I'm only now getting to read last week's texts; my best friend's father passed away and my time has mostly been targeted towards supporting him.

I was fascinated by NourbeSe Philip's "distrust" of language, and it opened my eyes to systemic biases engraved into the english language that I had previously been unaware of. Relating to the  It's fascinating that the poet is able to repurpose and reappropriate tools of oppression (language) for the sake of art and resistance. A great strenght emerges from using vehicles of pain - linguistic wounds -  to express oneself artistically.

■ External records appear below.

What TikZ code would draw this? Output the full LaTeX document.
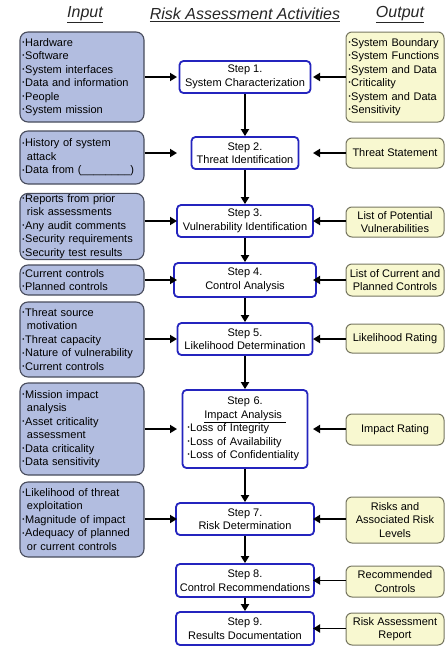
\documentclass[tikz,border=0pt]{standalone}
\usepackage{fontspec}
\setmainfont{Liberation Sans}
\usetikzlibrary{arrows.meta,positioning}
\definecolor{inblue}{RGB}{178,189,224}
\definecolor{inedge}{RGB}{72,76,92}
\definecolor{outyellow}{RGB}{248,248,208}
\definecolor{outedge}{RGB}{118,118,96}
\definecolor{stepblue}{RGB}{36,36,190}
\newcommand{\bul}{\raisebox{0.3ex}{\scalebox{0.55}{\textbullet}}\hspace{0.6pt}}
\newcommand{\ind}{\hspace*{4.5pt}}

\begin{document}
\begin{tikzpicture}[x=1pt,y=-1pt,
  every node/.style={font=\fontsize{11}{13.5}\selectfont},
  inbox/.style={draw=inedge,line width=1.1pt,fill=inblue,rounded corners=8pt,
    text width=119pt,align=left,inner xsep=2.5pt,inner ysep=1pt},
  outbox/.style={draw=outedge,line width=1pt,fill=outyellow,rounded corners=6pt,
    minimum width=98pt,align=center,inner sep=1pt},
  stepbox/.style={draw=stepblue,line width=1.8pt,fill=white,rounded corners=4pt,
    align=center,inner sep=1pt},
  arr/.style={line width=1.8pt,-{Triangle[length=7pt,width=8pt]}},
  head/.style={font=\fontsize{16}{19}\selectfont\itshape,text=black!85}]
  \useasboundingbox (0,0) rectangle (445,646);
  % Column titles
  \node[head] (hin) at (85,15) {\underline{Input}};
  \node[head] (hact) at (245,15) {\underline{Risk Assessment Activities}};
  \node[head] (hout) at (400,15) {\underline{Output}};
  % Input boxes
  \node[inbox,minimum height=90pt] (in1) at (82,77)
    {\bul Hardware\\ \bul Software\\ \bul System interfaces\\ \bul Data and information\\ \bul People\\ \bul System mission};
  \node[inbox,minimum height=53pt] (in2) at (82,157.5)
    {\bul History of system\\ \ind attack\\ \bul Data from (\_\_\_\_\_\_\_\_)};
  \node[inbox,minimum height=65pt] (in3) at (82,226.5)
    {\bul Reports from prior\\ \ind risk assessments\\ \bul Any audit comments\\ \bul Security requirements\\ \bul Security test results};
  \node[inbox,minimum height=30pt] (in4) at (82,280)
    {\bul Current controls\\ \bul Planned controls};
  \node[inbox,minimum height=75pt] (in5) at (82,339.5)
    {\bul Threat source\\ \ind motivation\\ \bul Threat capacity\\ \bul Nature of vulnerability\\ \bul Current controls};
  \node[inbox,minimum height=92pt] (in6) at (82,429)
    {\bul Mission impact\\ \ind analysis\\ \bul Asset criticality\\ \ind assessment\\ \bul Data criticality\\ \bul Data sensitivity};
  \node[inbox,minimum height=75pt] (in7) at (82,519.5)
    {\bul Likelihood of threat\\ \ind exploitation\\ \bul Magnitude of impact\\ \bul Adequacy of planned\\ \ind or current controls};
  % Steps
  \node[stepbox,minimum width=131pt,minimum height=32pt] (s1) at (245,77) {Step 1.\\ System Characterization};
  \node[stepbox,minimum width=107pt,minimum height=32pt] (s2) at (245,153) {Step 2.\\ Threat Identification};
  \node[stepbox,minimum width=136pt,minimum height=32pt] (s3) at (245,221) {Step 3.\\ Vulnerability Identification};
  \node[stepbox,minimum width=142pt,minimum height=34pt] (s4) at (245,280) {Step 4.\\ Control Analysis};
  \node[stepbox,minimum width=135pt,minimum height=32pt] (s5) at (245,339) {Step 5.\\ Likelihood Determination};
  \node[stepbox,minimum width=125pt,minimum height=78pt,text width=115pt,align=left] (s6) at (245,429)
    {{\centering Step 6.\\ \underline{Impact Analysis\ }\par}\bul Loss of Integrity\\ \bul Loss of Availability\\ \bul Loss of Confidentiality};
  \node[stepbox,minimum width=138pt,minimum height=32pt] (s7) at (245,519) {Step 7.\\ Risk Determination};
  \node[stepbox,minimum width=138pt,minimum height=33pt] (s8) at (245,580.5) {Step 8.\\ Control Recommendations};
  \node[stepbox,minimum width=138pt,minimum height=33pt] (s9) at (245,628.5) {Step 9.\\ Results Documentation};
  % Output boxes
  \node[outbox,minimum height=90pt,text width=93pt,align=left,inner xsep=2.5pt] (out1) at (395,77)
    {\bul System Boundary\\ \bul System Functions\\ \bul System and Data\\ \bul Criticality\\ \bul System and Data\\ \bul Sensitivity};
  \node[outbox,minimum height=30pt] (out2) at (395,153) {Threat Statement};
  \node[outbox,minimum height=30pt] (out3) at (395,222) {List of Potential\\ Vulnerabilities};
  \node[outbox,minimum height=32pt] (out4) at (395,280) {List of Current and\\ Planned Controls};
  \node[outbox,minimum height=29pt] (out5) at (395,338.5) {Likelihood Rating};
  \node[outbox,minimum height=31pt] (out6) at (395,429.5) {Impact Rating};
  \node[outbox,minimum height=46pt] (out7) at (395,520) {Risks and\\ Associated Risk\\ Levels};
  \node[outbox,minimum height=31pt] (out8) at (395,581.5) {Recommended\\ Controls};
  \node[outbox,minimum height=32pt] (out9) at (395,629) {Risk Assessment\\ Report};
  % Arrow tips beside the steps
  \coordinate (ltip) at (177,0);
  \coordinate (rtip) at (313,0);
  % Flow down the steps
  \draw[arr] (s1.south) -- (s2.north);
  \draw[arr] (s2.south) -- (s3.north);
  \draw[arr] (s3.south) -- (s4.north);
  \draw[arr] (s4.south) -- (s5.north);
  \draw[arr] (s5.south) -- (s6.north);
  \draw[arr] (s6.south) -- (s7.north);
  \draw[arr] (s7.south) -- (s8.north);
  \draw[arr] (s8.south) -- (s9.north);
  % Inputs into steps
  \draw[arr] (s1.west -| in1.east) -- (s1.west -| ltip);
  \draw[arr] (s2.west -| in2.east) -- (s2.west -| ltip);
  \draw[arr] (s3.west -| in3.east) -- (s3.west -| ltip);
  \draw[arr] (s4.west -| in4.east) -- (s4.west -| ltip);
  \draw[arr] (s5.west -| in5.east) -- (s5.west -| ltip);
  \draw[arr] (s6.west -| in6.east) -- (s6.west -| ltip);
  \draw[arr] (s7.west -| in7.east) -- (s7.west -| ltip);
  % Outputs from steps
  \draw[arr] (s1.east -| out1.west) -- (s1.east -| rtip);
  \draw[arr] (s2.east -| out2.west) -- (s2.east -| rtip);
  \draw[arr] (s3.east -| out3.west) -- (s3.east -| rtip);
  \draw[arr] (s4.east -| out4.west) -- (s4.east -| rtip);
  \draw[arr] (s5.east -| out5.west) -- (s5.east -| rtip);
  \draw[arr] (s6.east -| out6.west) -- (s6.east -| rtip);
  \draw[arr] (s7.east -| out7.west) -- (s7.east -| rtip);
  \draw[arr] (s8.east -| out8.west) -- (s8.east -| rtip);
  \draw[arr] (s9.east -| out9.west) -- (s9.east -| rtip);
\end{tikzpicture}
\end{document}
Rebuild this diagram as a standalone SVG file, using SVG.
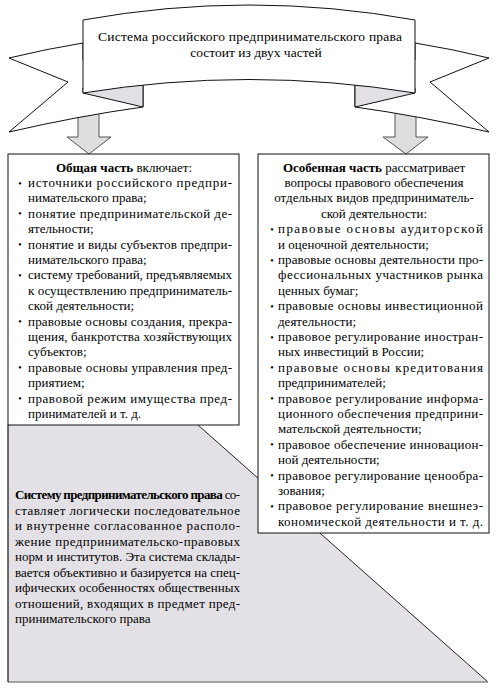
<svg xmlns="http://www.w3.org/2000/svg" width="498" height="691" viewBox="0 0 498 691" font-family="'Liberation Serif', 'DejaVu Serif', serif">
<style>
text{font-family:'Liberation Serif','DejaVu Serif',serif;font-size:13px;fill:#000}
.b{font-weight:bold}
.c{text-anchor:middle}
.t{font-size:13.5px}
.bul{font-size:10px;text-anchor:middle}
.ln{fill:#fff;stroke:#111;stroke-width:1}
.fold{fill:#e2e0e4;stroke:#111;stroke-width:1}
.arr{fill:#dedede;stroke:#555;stroke-width:1}
</style>
<defs>
<g id="wing">
<path class="ln" d="M83,43 Q46,49 9,58 L68,82 L9,132 Q78,116 143,107 L143,80 L83,60 Z"/>
<path class="fold" d="M83,93 L143,107 L143,78 L83,88 Z"/>
</g>
</defs>
<rect width="498" height="691" fill="#fff"/>

<g id="bottom-note">
<path d="M8,425 L198,425 L488,682 L8,682 Z" fill="#e3e1e5"/>
<line x1="198" y1="425" x2="488" y2="682" stroke="#222" stroke-width="1"/>
<line x1="8" y1="682" x2="488" y2="682" stroke="#888" stroke-width="1.5"/>
<line x1="8" y1="425" x2="8" y2="682" stroke="#111" stroke-width="1.2"/>
<text x="15" y="499" textLength="225" lengthAdjust="spacing"><tspan class="b">Систему предпринимательского права</tspan> со-</text>
<text x="15" y="514.5" textLength="225" lengthAdjust="spacing">ставляет логически последовательное</text>
<text x="15" y="530" textLength="225" lengthAdjust="spacing">и внутренне согласованное располо-</text>
<text x="15" y="545.5" textLength="225" lengthAdjust="spacing">жение предпринимательско-правовых</text>
<text x="15" y="561" textLength="225" lengthAdjust="spacing">норм и институтов. Эта система склады-</text>
<text x="15" y="576.5" textLength="225" lengthAdjust="spacing">вается объективно и базируется на спец-</text>
<text x="15" y="592" textLength="225" lengthAdjust="spacing">ифических особенностях общественных</text>
<text x="15" y="607.5" textLength="225" lengthAdjust="spacing">отношений, входящих в предмет пред-</text>
<text x="15" y="623">принимательского права</text>
</g>

<g id="connectors">
<polygon class="arr" points="78,110 99,110 99,137 111,137 89,154 67,137 78,137"/>
<polygon class="arr" points="395,110 416,110 416,137 428,137 406,154 383,137 395,137"/>
</g>

<g id="banner">
<use href="#wing"/>
<use href="#wing" transform="translate(498,0) scale(-1,1)"/>
<path class="ln" d="M83,20 Q249,-10 415,20 L415,93 Q249,66 83,93 Z"/>
<text class="t" x="98" y="40.5" textLength="304" lengthAdjust="spacing">Система российского предпринимательского права</text>
<text class="c t" x="256" y="56.5">состоит из двух частей</text>
</g>

<g id="general-part">
<rect class="ln" x="8" y="154" width="231" height="271" stroke-width="1.2"/>
<text class="c" x="124" y="171.5"><tspan class="b">Общая часть</tspan> включает:</text>
<text class="bul" x="20" y="186.5">•</text>
<text x="28" y="186.9" textLength="204" lengthAdjust="spacing">источники российского предпри-</text>
<text x="28" y="202.3">нимательского права;</text>
<text class="bul" x="20" y="217.3">•</text>
<text x="28" y="217.7" textLength="204" lengthAdjust="spacing">понятие предпринимательской де-</text>
<text x="28" y="233.1">ятельности;</text>
<text class="bul" x="20" y="248.1">•</text>
<text x="28" y="248.5" textLength="204" lengthAdjust="spacing">понятие и виды субъектов предпри-</text>
<text x="28" y="263.9">нимательского права;</text>
<text class="bul" x="20" y="278.9">•</text>
<text x="28" y="279.3" textLength="204" lengthAdjust="spacing">систему требований, предъявляемых</text>
<text x="28" y="294.7" textLength="204" lengthAdjust="spacing">к осуществлению предприниматель-</text>
<text x="28" y="310.1">ской деятельности;</text>
<text class="bul" x="20" y="325.1">•</text>
<text x="28" y="325.5" textLength="204" lengthAdjust="spacing">правовые основы создания, прекра-</text>
<text x="28" y="340.9" textLength="204" lengthAdjust="spacing">щения, банкротства хозяйствующих</text>
<text x="28" y="356.3">субъектов;</text>
<text class="bul" x="20" y="371.3">•</text>
<text x="28" y="371.7" textLength="204" lengthAdjust="spacing">правовые основы управления пред-</text>
<text x="28" y="387.1">приятием;</text>
<text class="bul" x="20" y="402.1">•</text>
<text x="28" y="402.5" textLength="204" lengthAdjust="spacing">правовой режим имущества пред-</text>
<text x="28" y="417.9">принимателей и т. д.</text>
</g>

<g id="special-part">
<rect class="ln" x="258" y="154" width="231" height="379" stroke-width="1.2"/>
<text class="c" x="374" y="171.5"><tspan class="b">Особенная часть</tspan> рассматривает</text>
<text class="c" x="374" y="186.9">вопросы правового обеспечения</text>
<text class="c" x="374" y="202.3">отдельных видов предприниматель-</text>
<text class="c" x="374" y="217.7">ской деятельности:</text>
<text class="bul" x="272" y="232.7">•</text>
<text x="278" y="233.1" textLength="205" lengthAdjust="spacing">правовые основы аудиторской</text>
<text x="278" y="248.5">и оценочной деятельности;</text>
<text class="bul" x="272" y="263.5">•</text>
<text x="278" y="263.9" textLength="205" lengthAdjust="spacing">правовые основы деятельности про-</text>
<text x="278" y="279.3" textLength="205" lengthAdjust="spacing">фессиональных участников рынка</text>
<text x="278" y="294.7">ценных бумаг;</text>
<text class="bul" x="272" y="309.7">•</text>
<text x="278" y="310.1" textLength="205" lengthAdjust="spacing">правовые основы инвестиционной</text>
<text x="278" y="325.5">деятельности;</text>
<text class="bul" x="272" y="340.5">•</text>
<text x="278" y="340.9" textLength="205" lengthAdjust="spacing">правовое регулирование иностран-</text>
<text x="278" y="356.3">ных инвестиций в России;</text>
<text class="bul" x="272" y="371.3">•</text>
<text x="278" y="371.7" textLength="205" lengthAdjust="spacing">правовые основы кредитования</text>
<text x="278" y="387.1">предпринимателей;</text>
<text class="bul" x="272" y="402.1">•</text>
<text x="278" y="402.5" textLength="205" lengthAdjust="spacing">правовое регулирование информа-</text>
<text x="278" y="417.9" textLength="205" lengthAdjust="spacing">ционного обеспечения предприни-</text>
<text x="278" y="433.3">мательской деятельности;</text>
<text class="bul" x="272" y="448.3">•</text>
<text x="278" y="448.7" textLength="205" lengthAdjust="spacing">правовое обеспечение инновацион-</text>
<text x="278" y="464.1">ной деятельности;</text>
<text class="bul" x="272" y="479.1">•</text>
<text x="278" y="479.5" textLength="205" lengthAdjust="spacing">правовое регулирование ценообра-</text>
<text x="278" y="494.9">зования;</text>
<text class="bul" x="272" y="509.9">•</text>
<text x="278" y="510.3" textLength="205" lengthAdjust="spacing">правовое регулирование внешнеэ-</text>
<text x="278" y="525.7" textLength="205" lengthAdjust="spacing">кономической деятельности и т. д.</text>
</g>
</svg>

I'll admit I was shocked at the confrontational stance of the interviewer. Could anybody fill me in on the context of this interview? I felt frustrated at the opposition they constantly dressed between NourbeSe Philip's work and so-called "accessible work". Even though the discussion is focused around the biases of language itself, the interviewer seems blind to the problematic nature of such a framing. To label some kind of art as more "accessible" than others is not only to presume incompetence on the part of the public/receptor, but it also imposes in itself an imaginary barrier in front of the work that scares off people. Labelling something as "innacessible" is exactly what makes it so.

Comments

  1. I was about to post on the blog about NourbeSe Philip's interview, but than I saw this post and noticed that we had remarked on similar aspects of it so here I am instead. I too felt as if the interviewer did everything in his power to paint Philip's work as so complicated that it addressed only the elite, and frankly it shocked me as well. I had in mind that an interview such as this one should have presented Philip's work to do it justice, and I don't feel like this is the case here. In any case, it made me want to know more about her work perhaps just out of spite for the interviewer, whose tone I too resented. I agree as well that the word 'inaccessible' in itself, repeated so many time might be what instills in the mind that Philip's work might be complex. Having an 'authority' proclaiming it as such legitimized its reputation as 'complex and abstract'.
    The whole point of the text was much more interesting and I felt it was drowned in a way in the interviewer's insistance that Philip's work is complicated.
    The idea of the distrust of language is so fascinating, indeed. It is often interesting and however very sad to read on the history of language in both French and English, especially when it comes to the reasons why languages are the way they are today. I don't know much about the particular situation which NourbeSe Philip's talks about, however I have tried to educate myself about feminism and grammar in the French language. For example, I have recently learned that the word 'autrice' was once accepted as a word in French, but that it no longer is because the men who developed our grammar decided that it was not a role that women should take on in society. Interestingly enough, you will nonetheless find that words such as 'spectatrice' are still used frequently in French because it was something that women could do in a passive manner.